Senate Majority Leader Harry Reid, D-Nev, dismissed comments from former Central Intelligence Agency Chief Michael Hayden calling Intelligence Chairwoman Dianne Feinstein, D-Calif., “emotional” regarding a panel report on CIA interrogation.  

“This woman has been an outstanding leader of that Intelligence Committee,” Reid said in response to the comments on the Senate floor. “She has been fearless, she has been thorough and fair. And for this man to say that because she criticizes tactics led by Gen. Hayden that was torture she’s being too emotional. I don’t think so. Does this sound like a person or a party that respects women? I don’t think so.”  

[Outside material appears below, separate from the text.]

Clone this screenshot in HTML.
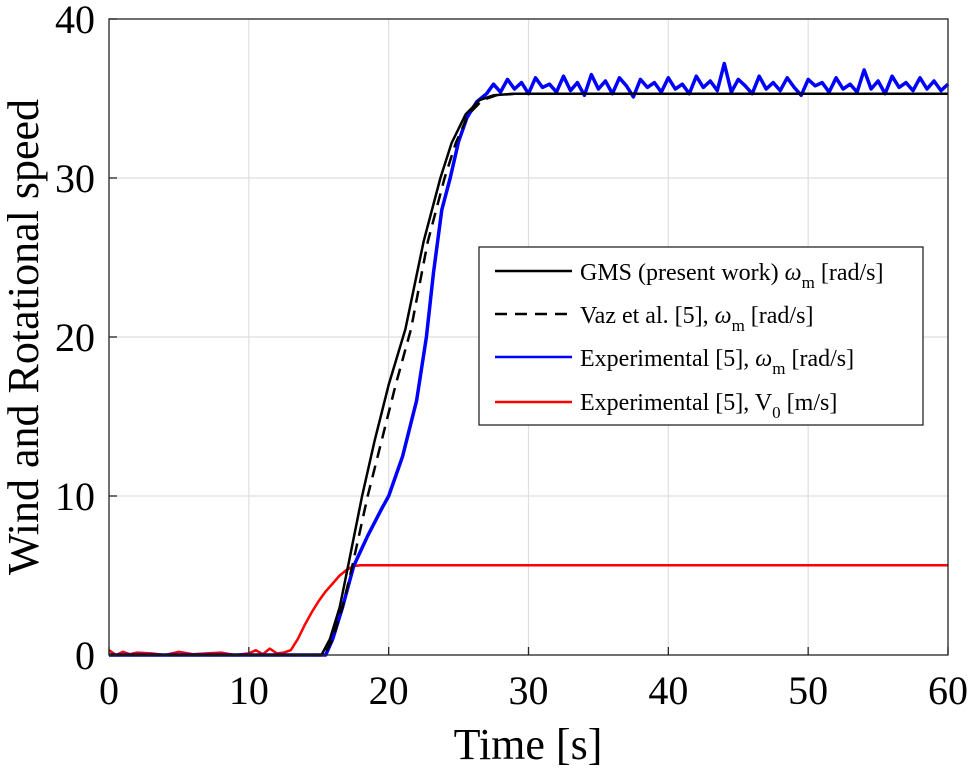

Reid’s comments were prompted by Hayden’s interview on Fox News Sunday when the issue of a classified committee report on CIA interrogation was discussed. According to stories on its content, the report says that more prisoners were abused than previously known and that the enhanced interrogation produced little intelligence of significance.  

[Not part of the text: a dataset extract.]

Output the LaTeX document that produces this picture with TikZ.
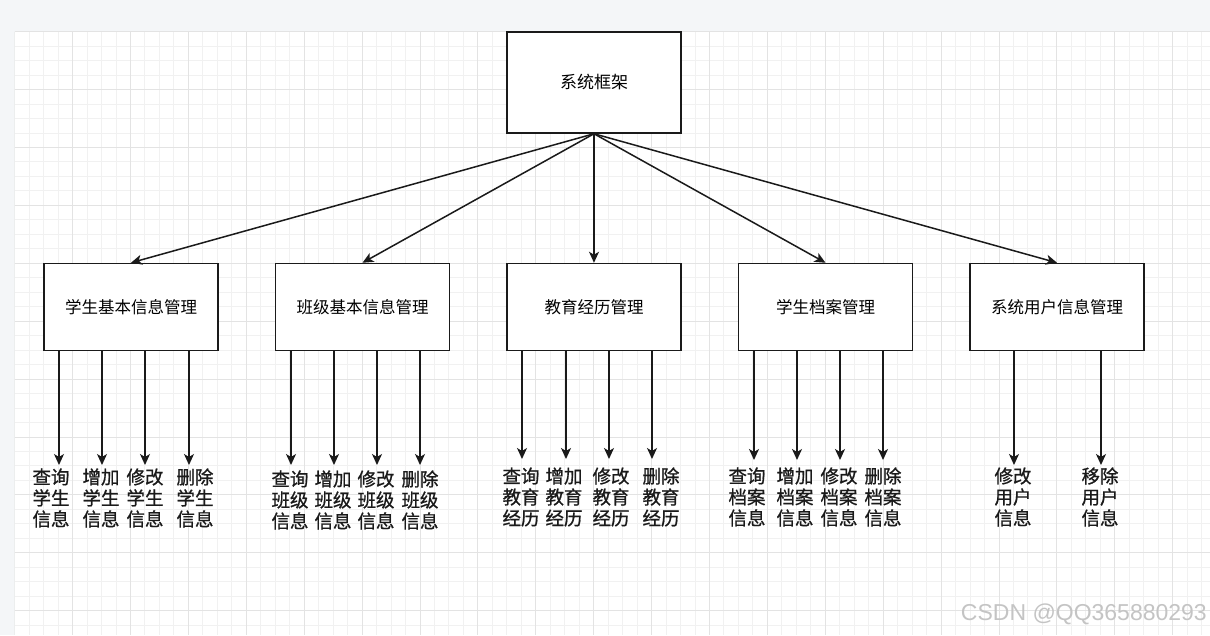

When asked about the report Hayden cited a Washington Post article that, according to Hayden, said “Senator Feinstein wanted a report so scathing that it would ensure that an un-American brutal program of detention interrogation would never again be considered or permitted.”  

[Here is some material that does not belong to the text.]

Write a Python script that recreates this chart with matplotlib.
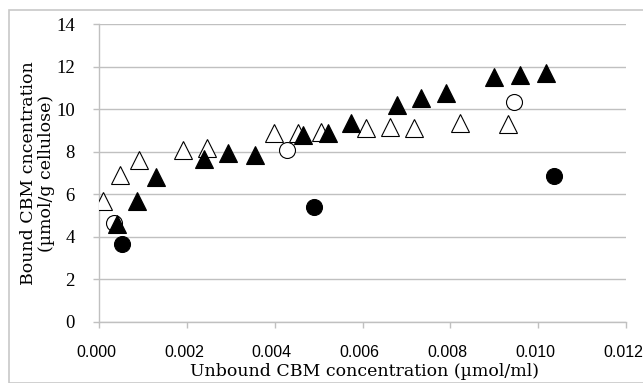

“Now, that sentence, that motivation for the report…may show deep emotional feeling on part of the senator,” Hayden said. “But I don’t think it leads you to an objective report.”  

He also said that information gleaned for interrogations may have helped ultimately find Osama Bin Laden.  

Former CIA “Director Panetta when asked by the Congress to comment on did the interrogation program help with getting us to Abbottabad said very clearly that that information was part of the information, part of the intelligence stream that led to the killing of Osama bin Laden at Abbottabad,” Hayden added. “Director Panetta went on to say, and we’ll never know whether or not we may have gotten that information through another way. But did he not deny that information from this program helped pinpoint bin Laden.”  

The Intelligence Committee last week voted 11 to 3 to declassify portions of the report. The White House has directed the CIA to review the report and a spokesman has said that President Obama supports its release.  

Sen. Mark Udall, D-Colo., a member of the Intelligence Committee, also had strong words for Hayden.  

“Former CIA Director Hayden’s baseless smear of Chairman Feinstein is beyond the pale,” Udall said in a release. “I highly doubt he would call a male chairman too ‘emotional’ and to do so with Chairman Feinstein is unacceptable.”  

He went on to defend the committee’s report, calling it deliberative and exhaustive.  

“Let’s declassify the Senate Intelligence Committee’s study, set the record straight once and for all, and have a long overdue public debate about the CIA’s torture program and how to ensure that it never happens again,” Udall said.  

A senior administration official said Monday that the White House wants the report declassified as soon as possible but would not put a timetable on that.